* **Exercise**: Give the total number of lines with the word "chart" in them, and no other words.

* **Data section**:
┏━━

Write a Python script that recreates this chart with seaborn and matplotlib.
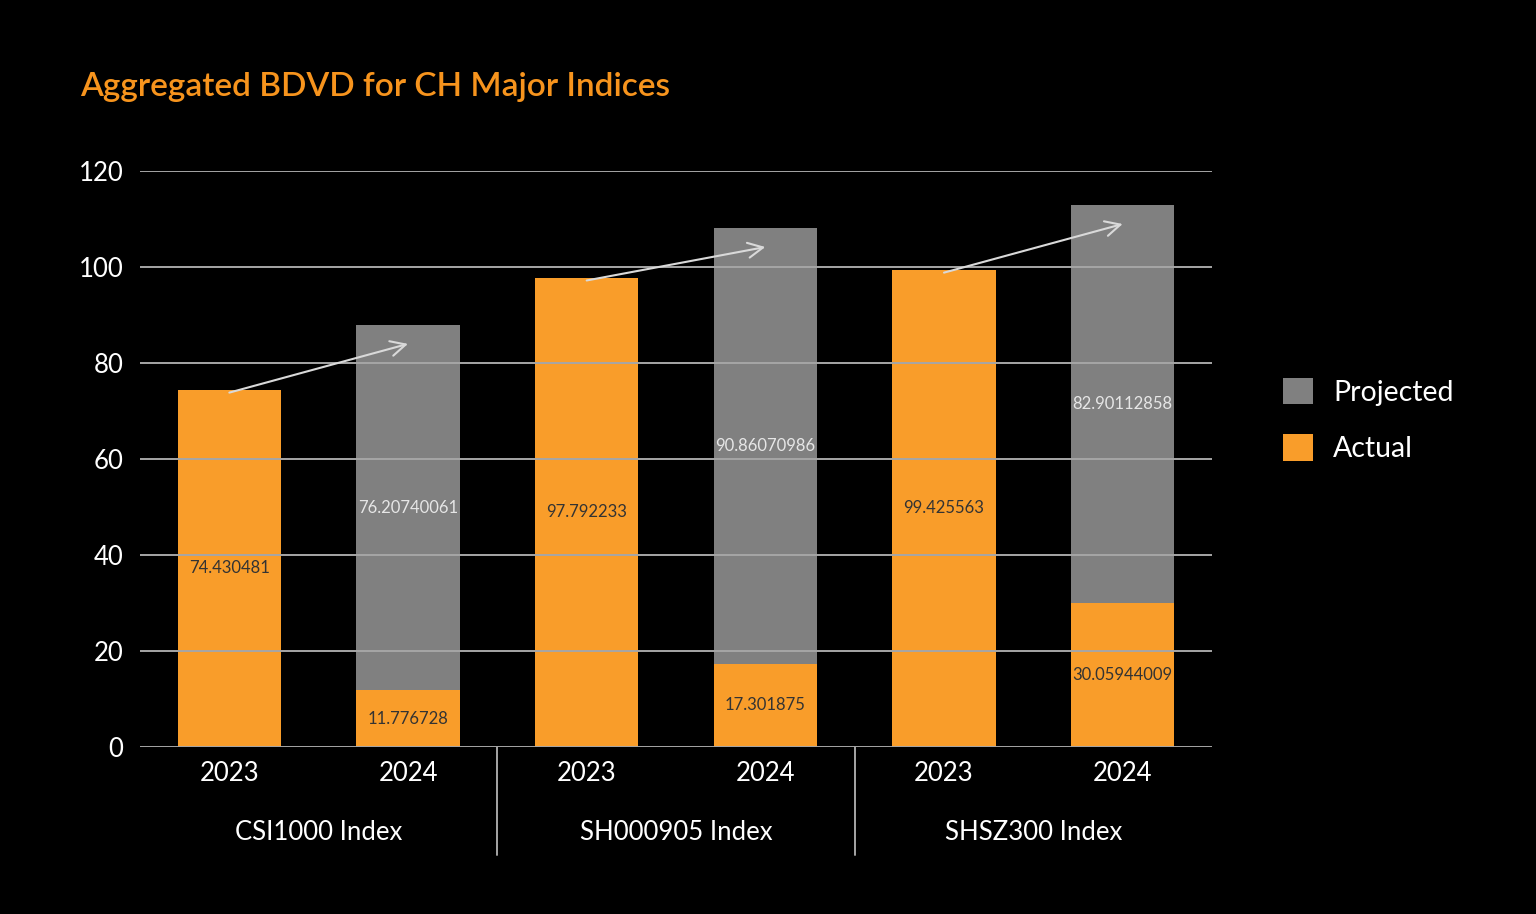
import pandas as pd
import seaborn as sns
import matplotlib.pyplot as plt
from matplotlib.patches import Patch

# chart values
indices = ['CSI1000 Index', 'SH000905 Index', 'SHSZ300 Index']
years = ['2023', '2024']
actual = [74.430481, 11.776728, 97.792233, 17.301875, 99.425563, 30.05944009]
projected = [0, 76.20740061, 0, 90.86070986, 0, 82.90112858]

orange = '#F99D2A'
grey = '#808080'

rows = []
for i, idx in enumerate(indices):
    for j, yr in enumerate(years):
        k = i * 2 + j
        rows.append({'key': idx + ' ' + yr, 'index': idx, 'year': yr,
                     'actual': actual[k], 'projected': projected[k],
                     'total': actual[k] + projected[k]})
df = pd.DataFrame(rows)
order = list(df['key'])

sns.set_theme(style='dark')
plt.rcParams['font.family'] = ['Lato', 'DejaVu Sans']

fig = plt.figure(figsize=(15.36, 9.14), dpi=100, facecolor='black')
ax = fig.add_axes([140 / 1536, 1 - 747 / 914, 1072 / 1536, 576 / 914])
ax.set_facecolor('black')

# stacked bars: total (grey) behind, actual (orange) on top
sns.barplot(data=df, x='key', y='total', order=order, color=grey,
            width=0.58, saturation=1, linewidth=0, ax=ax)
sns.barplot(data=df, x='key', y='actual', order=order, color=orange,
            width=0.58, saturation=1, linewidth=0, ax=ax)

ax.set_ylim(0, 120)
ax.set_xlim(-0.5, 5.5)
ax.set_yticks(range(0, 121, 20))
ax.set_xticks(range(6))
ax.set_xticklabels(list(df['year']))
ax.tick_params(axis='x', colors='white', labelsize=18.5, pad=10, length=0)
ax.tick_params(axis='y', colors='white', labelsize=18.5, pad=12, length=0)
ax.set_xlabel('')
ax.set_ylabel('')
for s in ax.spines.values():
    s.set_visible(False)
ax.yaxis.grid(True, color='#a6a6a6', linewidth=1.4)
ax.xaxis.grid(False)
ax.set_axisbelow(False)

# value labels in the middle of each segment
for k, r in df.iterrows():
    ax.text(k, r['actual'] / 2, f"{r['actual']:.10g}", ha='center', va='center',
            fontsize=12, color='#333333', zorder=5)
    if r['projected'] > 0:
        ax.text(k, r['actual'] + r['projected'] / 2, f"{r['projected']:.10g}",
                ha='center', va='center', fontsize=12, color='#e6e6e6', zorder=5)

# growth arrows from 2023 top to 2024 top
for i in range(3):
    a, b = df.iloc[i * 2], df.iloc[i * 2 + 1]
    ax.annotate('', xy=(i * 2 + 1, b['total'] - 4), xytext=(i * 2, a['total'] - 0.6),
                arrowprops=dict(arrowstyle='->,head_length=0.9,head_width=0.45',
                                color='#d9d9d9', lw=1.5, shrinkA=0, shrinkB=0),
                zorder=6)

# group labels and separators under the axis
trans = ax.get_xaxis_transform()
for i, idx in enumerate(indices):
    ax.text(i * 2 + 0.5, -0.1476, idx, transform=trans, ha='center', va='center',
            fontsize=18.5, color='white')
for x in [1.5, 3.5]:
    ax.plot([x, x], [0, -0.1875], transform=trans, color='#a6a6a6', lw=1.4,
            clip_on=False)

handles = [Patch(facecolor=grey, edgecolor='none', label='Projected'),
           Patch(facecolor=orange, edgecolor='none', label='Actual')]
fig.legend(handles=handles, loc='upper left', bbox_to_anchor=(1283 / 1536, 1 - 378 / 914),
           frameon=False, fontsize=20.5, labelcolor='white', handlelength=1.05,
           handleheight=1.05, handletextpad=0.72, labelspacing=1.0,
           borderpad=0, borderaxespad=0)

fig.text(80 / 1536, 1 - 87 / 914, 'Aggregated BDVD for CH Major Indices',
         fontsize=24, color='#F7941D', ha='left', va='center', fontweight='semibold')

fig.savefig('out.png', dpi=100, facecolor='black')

┗━━

* **Exercise output**: 2